From that document: In 2002, in Coleman v Mondale, between the days immediately after election day and the final certification, Coleman netted 8,920 less. In 1998, between Coleman, Humphrey and Ventura for governor, between November 4th, 1998 and the certification of the election, Ventura had a 2,022 vote difference. See more results here.

Team Coleman has been declaring themselves winners before the ballots are certified. Coleman has never won this election, nor has Franken. Nobody has claimed Coleman has won this election other than Team Coleman. Even after the election results are verified, neither he or Franken cannot claim to be the winner. To quote Bob Collins paraphrasing Mark Ritchie, “No one wins the first count. It’s an automatic recount.”

Meanwhile, Team Coleman and their allies are trying to block ballots from being counted, they’re trying to get Minnesotans to distrust the system when it is operating normally, they’re trying to get Minnesotans to distrust our election officials, our election clerks and all the people monitoring this election and they’re trying to set up the belief that “Coleman won” before the ballot count is even certified. They’re even trying to slam Democrats for wanting all legal ballots to be counted.

All of this is laying the groundwork for them to try claiming the election was “stolen” if it doesn’t go in their favor, even if the process proves the will of the voters.

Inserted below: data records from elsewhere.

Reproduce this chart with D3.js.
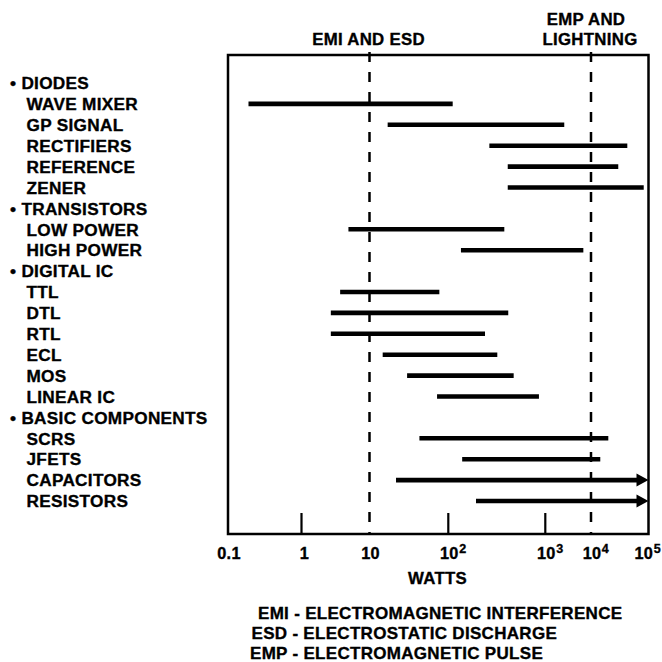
<!DOCTYPE html>
<html lang="en">
<head>
    <meta charset="UTF-8">
    <title>Transient Power Susceptibility</title>
    <style>
        body { margin: 0; background: #fff; }
        svg text {
            font-family: "Liberation Sans", Arial, sans-serif;
            font-weight: bold;
            fill: #000;
            stroke: #000;
            stroke-width: 0.35px;
            letter-spacing: 0.3px;
        }
    </style>
    <script src="https://d3js.org/d3.v7.min.js"></script>
</head>
<body>
    <div id="chart"></div>
    <script>
// rows of the chart, top to bottom
const labels = ["DIODES", "WAVE MIXER", "GP SIGNAL", "RECTIFIERS", "REFERENCE", "ZENER",
    "TRANSISTORS", "LOW POWER", "HIGH POWER",
    "DIGITAL IC", "TTL", "DTL", "RTL", "ECL", "MOS", "LINEAR IC",
    "BASIC COMPONENTS", "SCRS", "JFETS", "CAPACITORS", "RESISTORS"];
const groups = ["DIODES", "TRANSISTORS", "DIGITAL IC", "BASIC COMPONENTS"];

// damage ranges in watts
const devices = ["WAVE MIXER", "GP SIGNAL", "RECTIFIERS", "REFERENCE", "ZENER",
    "LOW POWER", "HIGH POWER", "TTL", "DTL", "RTL", "ECL", "MOS", "LINEAR IC",
    "SCRS", "JFETS", "CAPACITORS", "RESISTORS"];
const lowWatts = [0.19, 17, 265, 410, 410, 4.9, 135, 3.7, 2.7, 2.7, 14.7, 30, 72, 43, 139, 21.7, 193];
const highWatts = [111, 2600, 42800, 29800, 82600, 378, 6800, 77, 415, 239, 320, 472, 860, 20000, 14500, 100000, 100000];
const openEnded = ["CAPACITORS", "RESISTORS"];

// axis
const decades = [0.1, 1, 10, 100, 1000, 10000, 100000];
const tickBase = ["0.1", "1", "10", "10", "10", "10", "10"];
const tickExp = ["", "", "", "2", "3", "4", "5"];
const tickMarks = [1, 100, 1000];
const thresholds = [10, 10000];
const thresholdLabels = [["EMI AND ESD"], ["EMP AND", "LIGHTNING"]];

const notes = ["EMI - ELECTROMAGNETIC INTERFERENCE",
    "ESD - ELECTROSTATIC DISCHARGE",
    "EMP - ELECTROMAGNETIC PULSE"];

const W = 662, H = 662;
const svg = d3.select("#chart").append("svg")
    .attr("width", W).attr("height", H);

// the original decade spacing is uneven, so map log10 piecewise
const xLog = d3.scaleLinear()
    .domain(decades.map(Math.log10))
    .range([228, 301.5, 369.5, 448.3, 545.3, 591, 648.5]);
const x = v => xLog(Math.log10(v));

const y = d3.scalePoint().domain(labels).range([83, 501]);

const plotTop = 55, plotBottom = 534;

// frame
svg.append("rect")
    .attr("x", x(0.1)).attr("y", plotTop)
    .attr("width", x(100000) - x(0.1)).attr("height", plotBottom - plotTop)
    .attr("fill", "none").attr("stroke", "#000").attr("stroke-width", 2.5);

// row labels
svg.append("g").selectAll("text")
    .data(labels)
    .join("text")
    .attr("x", d => groups.includes(d) ? 10 : 26.5)
    .attr("y", d => y(d) + 6.2)
    .attr("font-size", 17.2)
    .text(d => groups.includes(d) ? "\u2022 " + d : d);

// tick marks
svg.append("g").selectAll("line")
    .data(tickMarks)
    .join("line")
    .attr("x1", d => x(d)).attr("x2", d => x(d))
    .attr("y1", plotBottom - 21).attr("y2", plotBottom)
    .attr("stroke", "#000").attr("stroke-width", 2.2);

// dashed thresholds
svg.append("g").selectAll("line")
    .data(thresholds)
    .join("line")
    .attr("x1", d => x(d)).attr("x2", d => x(d))
    .attr("y1", plotTop - 3).attr("y2", plotBottom)
    .attr("stroke", "#000").attr("stroke-width", 2.5)
    .attr("stroke-dasharray", "10,10");

const thr = svg.append("g").selectAll("text")
    .data(thresholds)
    .join("text")
    .attr("text-anchor", "middle")
    .attr("font-size", 16.8);
thr.selectAll("tspan")
    .data((d, i) => thresholdLabels[i].map((t, j, a) => ({t, j, n: a.length, v: d})))
    .join("tspan")
    .attr("x", d => x(d.v) - (d.n > 1 && d.j === 0 ? 5 : 1))
    .attr("y", d => 45 - (d.n - 1 - d.j) * 20)
    .text(d => d.t);

// bars
const bars = svg.append("g");
devices.forEach((dev, i) => {
    const x0 = x(lowWatts[i]), x1 = x(highWatts[i]);
    const yy = y(dev);
    const arrow = openEnded.includes(dev);
    bars.append("line")
        .attr("x1", x0).attr("x2", arrow ? x1 - 9 : x1)
        .attr("y1", yy).attr("y2", yy)
        .attr("stroke", "#000").attr("stroke-width", 4.6);
    if (arrow) {
        bars.append("path")
            .attr("d", `M${x1 - 12},${yy - 6.5}L${x1},${yy}L${x1 - 12},${yy + 6.5}Z`)
            .attr("fill", "#000");
    }
});

// x tick labels with superscript exponents
const tl = svg.append("g");
decades.forEach((d, i) => {
    const base = tl.append("text")
        .attr("x", x(d) + (i === 1 ? 3 : 1))
        .attr("y", 558.5)
        .attr("text-anchor", "middle")
        .attr("font-size", 16.3)
        .text(tickBase[i]);
    if (tickExp[i]) {
        const w = base.node().getComputedTextLength();
        const sup = tl.append("text")
            .attr("x", x(d) + 1 + w / 2 + 0.5)
            .attr("y", 553)
            .attr("font-size", 12.5)
            .text(tickExp[i]);
        // keep the last label inside the page
        const overflow = x(d) + 1 + w / 2 + 0.5 + sup.node().getComputedTextLength() - (W - 1);
        if (overflow > 0) {
            base.attr("x", +base.attr("x") - overflow);
            sup.attr("x", +sup.attr("x") - overflow);
        }
    }
});

svg.append("text")
    .attr("x", 437.5).attr("y", 583.5)
    .attr("text-anchor", "middle")
    .attr("font-size", 16.8)
    .text("WATTS");

// abbreviations
const noteX = [258, 251.5, 250];
svg.append("g").selectAll("text")
    .data(notes)
    .join("text")
    .attr("x", (d, i) => noteX[i])
    .attr("y", (d, i) => 618.5 + i * 20)
    .attr("font-size", 17)
    .text(d => d);
    </script>
</body>
</html>
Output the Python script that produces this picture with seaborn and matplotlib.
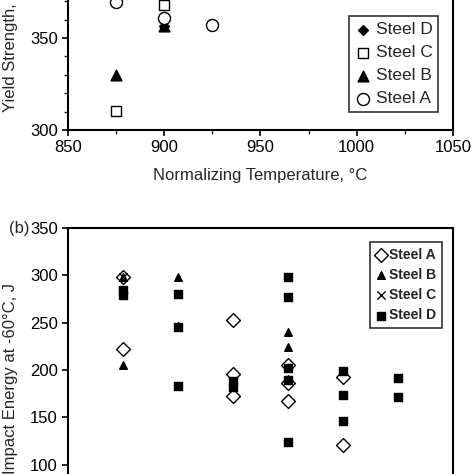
import matplotlib
matplotlib.use("Agg")
import matplotlib.pyplot as plt
import seaborn as sns
import pandas as pd

sns.set_style("ticks")
plt.rcParams['font.family'] = ['Liberation Sans', 'DejaVu Sans']

# Panel (a): yield strength vs normalizing temperature
a_steel = ["Steel A", "Steel A", "Steel A", "Steel C", "Steel C", "Steel B", "Steel B", "Steel D"]
a_temp = [875, 900, 925, 875, 900, 875, 900, 900]
a_ys = [369.6, 361, 357, 310.3, 368, 330, 356.5, 356.5]

# Panel (b): impact energy at -60C
b_steel = (["Steel A"]*2 + ["Steel B"]*2 + ["Steel C"] + ["Steel D"]*2
           + ["Steel B"]*2 + ["Steel D"]*3
           + ["Steel A"]*3 + ["Steel D"]*2
           + ["Steel D"]*5 + ["Steel B"]*3 + ["Steel A"]*3 + ["Steel C"]
           + ["Steel D"]*3 + ["Steel A"]*2
           + ["Steel D"]*2)
b_col = ([1]*7 + [2]*5 + [3]*5 + [4]*12 + [5]*5 + [6]*2)
b_energy = ([298, 222, 205, 298, 298, 285, 279,
             298, 246, 280, 183, 245,
             253, 196, 173, 188, 182,
             298, 277, 202, 124, 189, 240, 224, 190, 205, 186, 167, 189,
             199, 174, 146, 193, 121,
             191, 171])

fig = plt.figure(figsize=(4.74, 4.74), dpi=100)

# ---- top panel
ax1 = fig.add_axes([0.1435, 0.7257, 0.812, 0.388])
dfa = pd.DataFrame({"steel": a_steel, "T": a_temp, "YS": a_ys})
order_a = ["Steel D", "Steel C", "Steel B", "Steel A"]
mk_a = {"Steel D": "D", "Steel C": "s", "Steel B": "^", "Steel A": "o"}
fc_a = {"Steel D": "black", "Steel C": "white", "Steel B": "black", "Steel A": "white"}
sz_a = {"Steel D": 25, "Steel C": 45, "Steel B": 60, "Steel A": 75}
for s in order_a:
    d = dfa[dfa.steel == s]
    sns.scatterplot(data=d, x="T", y="YS", marker=mk_a[s], s=sz_a[s], color=fc_a[s],
                    edgecolor="black", linewidth=1, ax=ax1, label=s, zorder=3)
ax1.set_xlim(850, 1050)
ax1.set_ylim(300, 400)
ax1.set_xticks([850, 900, 950, 1000, 1050])
ax1.set_xticks([875, 925, 975, 1025], minor=True)
ax1.set_yticks([300, 350, 400])
ax1.set_yticks([310, 320, 330, 340, 360, 370, 380, 390], minor=True)
ax1.tick_params(labelsize=12, direction="out", length=4, width=1.2, colors="black")
ax1.tick_params(which="minor", length=3, width=1)
ax1.set_xlabel("Normalizing Temperature, °C", fontsize=12, labelpad=9)
ax1.set_ylabel("Yield Strength, MPa", fontsize=12)
ax1.yaxis.set_label_coords(-0.13, 0.5)
for sp in ax1.spines.values():
    sp.set_linewidth(1.5); sp.set_color("black")
leg = ax1.legend(loc="lower right", bbox_to_anchor=(0.985, 0.05), fontsize=12.5,
                 frameon=True, fancybox=False, edgecolor="black", handletextpad=0.2,
                 handlelength=1.0, borderpad=0.35, labelspacing=0.45)
leg.get_frame().set_linewidth(1.2)

# ---- bottom panel
ax2 = fig.add_axes([0.1435, -0.080, 0.812, 0.599])
dfb = pd.DataFrame({"steel": b_steel, "col": b_col, "E": b_energy})
order_b = ["Steel A", "Steel B", "Steel C", "Steel D"]
mk_b = {"Steel A": "D", "Steel B": "^", "Steel C": "x", "Steel D": "s"}
fc_b = {"Steel A": "white", "Steel B": "black", "Steel C": "black", "Steel D": "black"}
sz_b = {"Steel A": 50, "Steel B": 30, "Steel C": 35, "Steel D": 28}
for s in order_b:
    d = dfb[dfb.steel == s]
    kw = dict(edgecolor="black") if s != "Steel C" else {}
    sns.scatterplot(data=d, x="col", y="E", marker=mk_b[s], s=sz_b[s], color=fc_b[s],
                    linewidth=1, ax=ax2, label=s, zorder=3, **kw)
ax2.set_xlim(0, 7)
ax2.set_ylim(50, 350)
ax2.set_xticks([])
ax2.set_xlabel("")
ax2.set_yticks([100, 150, 200, 250, 300, 350])
ax2.tick_params(labelsize=12, direction="out", length=4, width=1.2, colors="black")
ax2.set_ylabel("Impact Energy at -60°C, J", fontsize=12)
ax2.yaxis.set_label_coords(-0.13, 0.47)
for sp in ax2.spines.values():
    sp.set_linewidth(1.5); sp.set_color("black")
leg2 = ax2.legend(loc="upper right", bbox_to_anchor=(0.99, 0.975),
                  prop={"size": 10, "weight": "bold"}, frameon=True, fancybox=False,
                  edgecolor="black", handletextpad=0.2, handlelength=0.8,
                  borderpad=0.4, labelspacing=0.45)
leg2.get_frame().set_linewidth(1.2)
fig.text(0.018, 0.508, "(b)", fontsize=12)

fig.savefig("out.png", dpi=100)
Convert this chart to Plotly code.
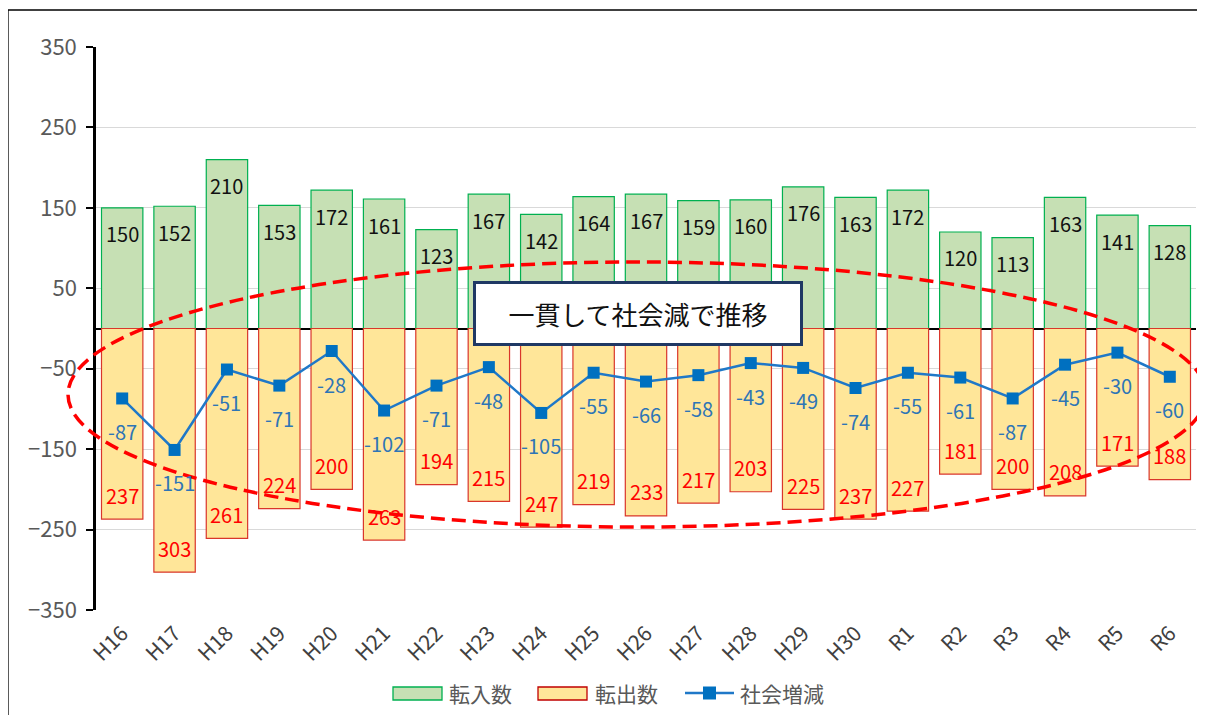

Just wait for it.

I’d also expect that Republican leaders nationally will start slamming our process and election officials. Watch the tactics: the Republicans won’t be fighting for a fair recount, they’ll be fighting to win that seat no matter what. Hold me to my word on that one.

1 Responses to “Statewide Canvass Concludes Early This Week”


  • Coleman has laid his cards on the table: it’s clear he’s going to fight the counting of certain ballots through litigation no matter how spurious the claims. When this happens, the media needs to do its job and call him out for what is nothing short of an attempt to undermine the democratic process. If he ends up winning this election after a protracted legal battle, he’s going to have a real crisis of confidence facing him, and the Kazeminy scandal isn’t going to help matters. I hope he’s shitting his Nieman Marcus pants right now.